*Your objective*.
Transcribe the listing that follows in full, omitting pictures.

--- begin Supplied information ---

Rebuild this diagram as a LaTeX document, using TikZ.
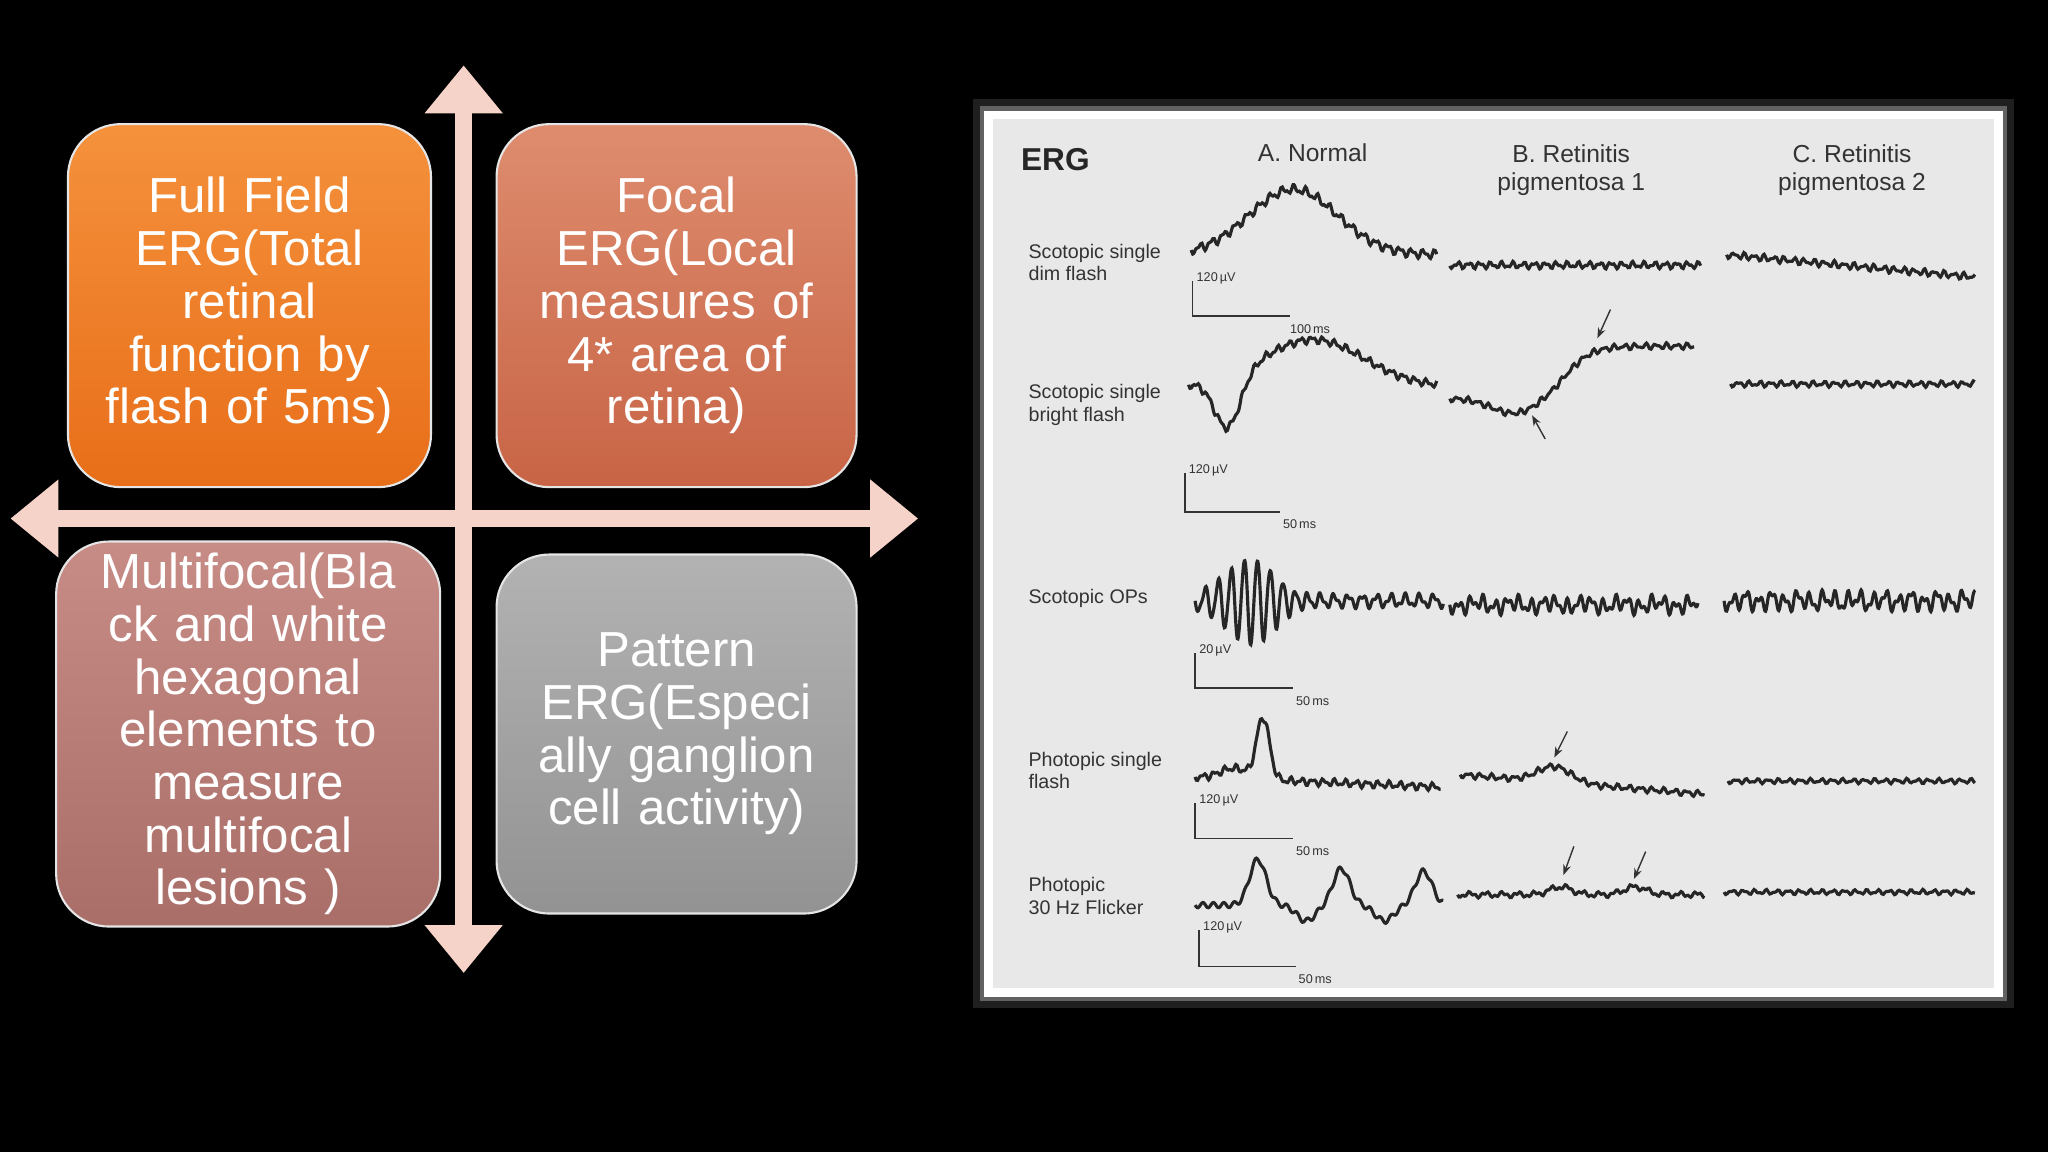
\documentclass[tikz,border=0pt]{standalone}
\usepackage{fontspec}
\setmainfont{Liberation Sans}
\usetikzlibrary{arrows.meta}
\definecolor{arr}{HTML}{F6D3C8}
\tikzset{
 box/.style={rounded corners=15pt, text=white, align=center, font=\fontsize{14}{15}\selectfont, inner sep=2pt, draw=white!80!gray, line width=0.6pt},
 lab/.style={font=\fontsize{5.6}{6.4}\selectfont, align=left, anchor=west, text=black!80},
 hdr/.style={font=\fontsize{7}{8}\selectfont, align=center, text=black!80},
 sm/.style={font=\fontsize{3.6}{4}\selectfont, text=black!80},
 tr/.style={line width=0.9pt, black!85},
 bar/.style={line width=0.5pt, black!80},
 big/.style={line width=0.17cm, arr, {Triangle[width=0.75cm,length=0.48cm]}-{Triangle[width=0.75cm,length=0.48cm]}},
 pt/.style={line width=0.4pt, black!80, -{Stealth[length=3pt]}},
 declare function={g(\u)=exp(-min(\u*\u,20));}
}
\begin{document}
\begin{tikzpicture}[x=0.013061cm,y=-0.013061cm]
\fill[black] (0,0) rectangle (1568,882);
\useasboundingbox (0,0) rectangle (1568,882);
% boxes
\node[box, minimum width=3.63cm, minimum height=3.63cm, top color={rgb,255:red,245;green,145;blue,60}, bottom color={rgb,255:red,232;green,110;blue,25}, text width=3.4cm] (ff) at (191,234) {Full Field\\ERG(Total\\retinal\\function by\\flash of 5ms)};
\node[box, minimum width=3.6cm, minimum height=3.63cm, top color={rgb,255:red,222;green,140;blue,110}, bottom color={rgb,255:red,200;green,100;blue,70}, text width=3.4cm] (fo) at (518,234) {Focal\\ERG(Local\\measures of\\4* area of\\retina)};
\node[box, minimum width=3.84cm, minimum height=3.85cm, top color={rgb,255:red,200;green,140;blue,135}, bottom color={rgb,255:red,170;green,110;blue,105}, text width=3.6cm] (mf) at (190,562) {Multifocal(Bla\\ck and white\\hexagonal\\elements to\\measure\\multifocal\\lesions )};
\node[box, minimum width=3.6cm, minimum height=3.59cm, top color=gray!60, bottom color=gray!85, text width=3.4cm] (pe) at (518,562) {Pattern\\ERG(Especi\\ally ganglion\\cell activity)};
% cross arrows
\coordinate (vt) at (355,50); \coordinate (vb) at (355,745);
\coordinate (hl) at (8,397); \coordinate (hr) at (703,397);
\draw[big] (vb) -- (vt);
\draw[big] (hl) -- (hr);
% panel
\draw[white, opacity=0.12, line width=9pt] (757,88) rectangle (1530,760);
\draw[white, opacity=0.3, line width=5pt] (757,88) rectangle (1530,760);
\fill[gray!18] (757,88) rectangle (1530,760);
\draw[white, line width=2.5pt] (757,88) rectangle (1530,760);
\node[font=\bfseries\fontsize{9}{10}\selectfont, text=black!85] (erg) at (808,122) {ERG};
\node[hdr] (ha) at (1005,117) {A. Normal};
\node[hdr] (hb) at (1203,130) {B. Retinitis\\pigmentosa 1};
\node[hdr] (hc) at (1418,130) {C. Retinitis\\pigmentosa 2};
\node[lab] (l1) at (778,201) {Scotopic single\\dim flash};
\node[lab] (l2) at (778,310) {Scotopic single\\bright flash};
\node[lab] (l3) at (778,458) {Scotopic OPs};
\node[lab] (l4) at (778,590) {Photopic single\\flash};
\node[lab] (l5) at (778,686) {Photopic\\30 Hz Flicker};
% row1 (t local)
\draw[tr] plot[domain=0:188, samples=160, smooth] ({912+\x},{195-50*g((\x-78)/48)+2.5*sin(\x*40)+1.5*sin(\x*77)});
\draw[tr] plot[domain=0:192, samples=160, smooth] ({1110+\x},{203+1.8*sin(\x*43)+1.2*sin(\x*79+30)});
\draw[tr] plot[domain=0:190, samples=160, smooth] ({1322+\x},{195+\x*0.09+1.8*sin(\x*47)+1.2*sin(\x*73)});
% row2
\draw[tr] plot[domain=0:190, samples=180, smooth] ({910+\x},{296+40*g((\x-30)/14)-36*g((\x-95)/55)+2*sin(\x*41)+1.3*sin(\x*77)});
\draw[tr] plot[domain=0:187, samples=160, smooth] ({1110+\x},{305+12*g((\x-50)/25)-40/(1+exp(-(\x-90)/10))+1.6*sin(\x*45)+1*sin(\x*71)});
\draw[tr] plot[domain=0:187, samples=160, smooth] ({1325+\x},{294+1.5*sin(\x*44)+1*sin(\x*73)});
% row3
\draw[tr] plot[domain=0:190, samples=500, smooth] ({915+\x},{460+35*g((\x-45)/28)*sin(\x*36)+4*sin(\x*33)+2*sin(\x*71)});
\draw[tr] plot[domain=0:190, samples=400, smooth] ({1110+\x},{463+4*sin(\x*39)+3*sin(\x*67)+2*sin(\x*13)});
\draw[tr] plot[domain=0:192, samples=400, smooth] ({1320+\x},{460+5*sin(\x*37)+3*sin(\x*71)+2*sin(\x*17)});
% row4
\draw[tr] plot[domain=0:188, samples=200, smooth] ({915+\x},{598-47*g((\x-52)/7)-8*g((\x-30)/15)+(\x-75)*0.04+2*sin(\x*43)+1.2*sin(\x*77)});
\draw[tr] plot[domain=0:187, samples=180, smooth] ({1118+\x},{598-12*g((\x-72)/18)+(\x-62)*0.08+1.6*sin(\x*41)+1*sin(\x*71)});
\draw[tr] plot[domain=0:189, samples=160, smooth] ({1323+\x},{598+1.3*sin(\x*44)+0.8*sin(\x*73)});
% row5
\draw[tr] plot[domain=0:190, samples=260, smooth] ({915+\x},{693-35*g((\x-48)/9)-28*g((\x-112)/9)-26*g((\x-175)/9)+12*g((\x-85)/10)+12*g((\x-145)/10)+2*sin(\x*45)});
\draw[tr] plot[domain=0:189, samples=180, smooth] ({1116+\x},{685-6*g((\x-79)/12)-6*g((\x-136)/12)+1.5*sin(\x*29)+1*sin(\x*73)});
\draw[tr] plot[domain=0:192, samples=160, smooth] ({1320+\x},{683+1.3*sin(\x*42)+0.8*sin(\x*75)});
% arrows in panel
\coordinate (a1s) at (1233,237); \coordinate (a1e) at (1223,259);
\coordinate (a2s) at (1183,336); \coordinate (a2e) at (1173,318);
\coordinate (a3s) at (1200,560); \coordinate (a3e) at (1190,580);
\coordinate (a4s) at (1205,648); \coordinate (a4e) at (1197,670);
\coordinate (a5s) at (1260,652); \coordinate (a5e) at (1251,673);
\foreach \s/\e in {a1s/a1e,a2s/a2e,a3s/a3e,a4s/a4e,a5s/a5e} \draw[pt] (\s) -- (\e);
% scale bars
\foreach \xb/\yt/\yb/\xe/\ul/\tl in {913/215/242/988/120/100, 907/362/392/980/120/50, 915/500/527/990/20/50, 915/615/642/990/120/50, 918/712/740/992/120/50}{
 \draw[bar] (\xb,\yt) -- (\xb,\yb) -- (\xe,\yb);
 \node[sm, anchor=west, inner sep=1pt] at (\xb,\yt-2) {\ul\,µV};
 \node[sm, anchor=north, inner sep=1pt] at (\xe+15,\yb+3) {\tl\,ms};
}
\end{tikzpicture}
\end{document}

--- end Supplied information ---

*Result for this exercise*.
Rebuild this diagram as a LaTeX document, using TikZ.
\documentclass[tikz,border=0pt]{standalone}
\usepackage{fontspec}
\setmainfont{Liberation Sans}
\usetikzlibrary{arrows.meta}
\definecolor{arr}{HTML}{F6D3C8}
\tikzset{
 box/.style={rounded corners=15pt, text=white, align=center, font=\fontsize{14}{15}\selectfont, inner sep=2pt, draw=white!80!gray, line width=0.6pt},
 lab/.style={font=\fontsize{5.6}{6.4}\selectfont, align=left, anchor=west, text=black!80},
 hdr/.style={font=\fontsize{7}{8}\selectfont, align=center, text=black!80},
 sm/.style={font=\fontsize{3.6}{4}\selectfont, text=black!80},
 tr/.style={line width=0.9pt, black!85},
 bar/.style={line width=0.5pt, black!80},
 big/.style={line width=0.17cm, arr, {Triangle[width=0.75cm,length=0.48cm]}-{Triangle[width=0.75cm,length=0.48cm]}},
 pt/.style={line width=0.4pt, black!80, -{Stealth[length=3pt]}},
 declare function={g(\u)=exp(-min(\u*\u,20));}
}
\begin{document}
\begin{tikzpicture}[x=0.013061cm,y=-0.013061cm]
\fill[black] (0,0) rectangle (1568,882);
\useasboundingbox (0,0) rectangle (1568,882);
% boxes
\node[box, minimum width=3.63cm, minimum height=3.63cm, top color={rgb,255:red,245;green,145;blue,60}, bottom color={rgb,255:red,232;green,110;blue,25}, text width=3.4cm] (ff) at (191,234) {Full Field\\ERG(Total\\retinal\\function by\\flash of 5ms)};
\node[box, minimum width=3.6cm, minimum height=3.63cm, top color={rgb,255:red,222;green,140;blue,110}, bottom color={rgb,255:red,200;green,100;blue,70}, text width=3.4cm] (fo) at (518,234) {Focal\\ERG(Local\\measures of\\4* area of\\retina)};
\node[box, minimum width=3.84cm, minimum height=3.85cm, top color={rgb,255:red,200;green,140;blue,135}, bottom color={rgb,255:red,170;green,110;blue,105}, text width=3.6cm] (mf) at (190,562) {Multifocal(Bla\\ck and white\\hexagonal\\elements to\\measure\\multifocal\\lesions )};
\node[box, minimum width=3.6cm, minimum height=3.59cm, top color=gray!60, bottom color=gray!85, text width=3.4cm] (pe) at (518,562) {Pattern\\ERG(Especi\\ally ganglion\\cell activity)};
% cross arrows
\coordinate (vt) at (355,50); \coordinate (vb) at (355,745);
\coordinate (hl) at (8,397); \coordinate (hr) at (703,397);
\draw[big] (vb) -- (vt);
\draw[big] (hl) -- (hr);
% panel
\draw[white, opacity=0.12, line width=9pt] (757,88) rectangle (1530,760);
\draw[white, opacity=0.3, line width=5pt] (757,88) rectangle (1530,760);
\fill[gray!18] (757,88) rectangle (1530,760);
\draw[white, line width=2.5pt] (757,88) rectangle (1530,760);
\node[font=\bfseries\fontsize{9}{10}\selectfont, text=black!85] (erg) at (808,122) {ERG};
\node[hdr] (ha) at (1005,117) {A. Normal};
\node[hdr] (hb) at (1203,130) {B. Retinitis\\pigmentosa 1};
\node[hdr] (hc) at (1418,130) {C. Retinitis\\pigmentosa 2};
\node[lab] (l1) at (778,201) {Scotopic single\\dim flash};
\node[lab] (l2) at (778,310) {Scotopic single\\bright flash};
\node[lab] (l3) at (778,458) {Scotopic OPs};
\node[lab] (l4) at (778,590) {Photopic single\\flash};
\node[lab] (l5) at (778,686) {Photopic\\30 Hz Flicker};
% row1 (t local)
\draw[tr] plot[domain=0:188, samples=160, smooth] ({912+\x},{195-50*g((\x-78)/48)+2.5*sin(\x*40)+1.5*sin(\x*77)});
\draw[tr] plot[domain=0:192, samples=160, smooth] ({1110+\x},{203+1.8*sin(\x*43)+1.2*sin(\x*79+30)});
\draw[tr] plot[domain=0:190, samples=160, smooth] ({1322+\x},{195+\x*0.09+1.8*sin(\x*47)+1.2*sin(\x*73)});
% row2
\draw[tr] plot[domain=0:190, samples=180, smooth] ({910+\x},{296+40*g((\x-30)/14)-36*g((\x-95)/55)+2*sin(\x*41)+1.3*sin(\x*77)});
\draw[tr] plot[domain=0:187, samples=160, smooth] ({1110+\x},{305+12*g((\x-50)/25)-40/(1+exp(-(\x-90)/10))+1.6*sin(\x*45)+1*sin(\x*71)});
\draw[tr] plot[domain=0:187, samples=160, smooth] ({1325+\x},{294+1.5*sin(\x*44)+1*sin(\x*73)});
% row3
\draw[tr] plot[domain=0:190, samples=500, smooth] ({915+\x},{460+35*g((\x-45)/28)*sin(\x*36)+4*sin(\x*33)+2*sin(\x*71)});
\draw[tr] plot[domain=0:190, samples=400, smooth] ({1110+\x},{463+4*sin(\x*39)+3*sin(\x*67)+2*sin(\x*13)});
\draw[tr] plot[domain=0:192, samples=400, smooth] ({1320+\x},{460+5*sin(\x*37)+3*sin(\x*71)+2*sin(\x*17)});
% row4
\draw[tr] plot[domain=0:188, samples=200, smooth] ({915+\x},{598-47*g((\x-52)/7)-8*g((\x-30)/15)+(\x-75)*0.04+2*sin(\x*43)+1.2*sin(\x*77)});
\draw[tr] plot[domain=0:187, samples=180, smooth] ({1118+\x},{598-12*g((\x-72)/18)+(\x-62)*0.08+1.6*sin(\x*41)+1*sin(\x*71)});
\draw[tr] plot[domain=0:189, samples=160, smooth] ({1323+\x},{598+1.3*sin(\x*44)+0.8*sin(\x*73)});
% row5
\draw[tr] plot[domain=0:190, samples=260, smooth] ({915+\x},{693-35*g((\x-48)/9)-28*g((\x-112)/9)-26*g((\x-175)/9)+12*g((\x-85)/10)+12*g((\x-145)/10)+2*sin(\x*45)});
\draw[tr] plot[domain=0:189, samples=180, smooth] ({1116+\x},{685-6*g((\x-79)/12)-6*g((\x-136)/12)+1.5*sin(\x*29)+1*sin(\x*73)});
\draw[tr] plot[domain=0:192, samples=160, smooth] ({1320+\x},{683+1.3*sin(\x*42)+0.8*sin(\x*75)});
% arrows in panel
\coordinate (a1s) at (1233,237); \coordinate (a1e) at (1223,259);
\coordinate (a2s) at (1183,336); \coordinate (a2e) at (1173,318);
\coordinate (a3s) at (1200,560); \coordinate (a3e) at (1190,580);
\coordinate (a4s) at (1205,648); \coordinate (a4e) at (1197,670);
\coordinate (a5s) at (1260,652); \coordinate (a5e) at (1251,673);
\foreach \s/\e in {a1s/a1e,a2s/a2e,a3s/a3e,a4s/a4e,a5s/a5e} \draw[pt] (\s) -- (\e);
% scale bars
\foreach \xb/\yt/\yb/\xe/\ul/\tl in {913/215/242/988/120/100, 907/362/392/980/120/50, 915/500/527/990/20/50, 915/615/642/990/120/50, 918/712/740/992/120/50}{
 \draw[bar] (\xb,\yt) -- (\xb,\yb) -- (\xe,\yb);
 \node[sm, anchor=west, inner sep=1pt] at (\xb,\yt-2) {\ul\,µV};
 \node[sm, anchor=north, inner sep=1pt] at (\xe+15,\yb+3) {\tl\,ms};
}
\end{tikzpicture}
\end{document}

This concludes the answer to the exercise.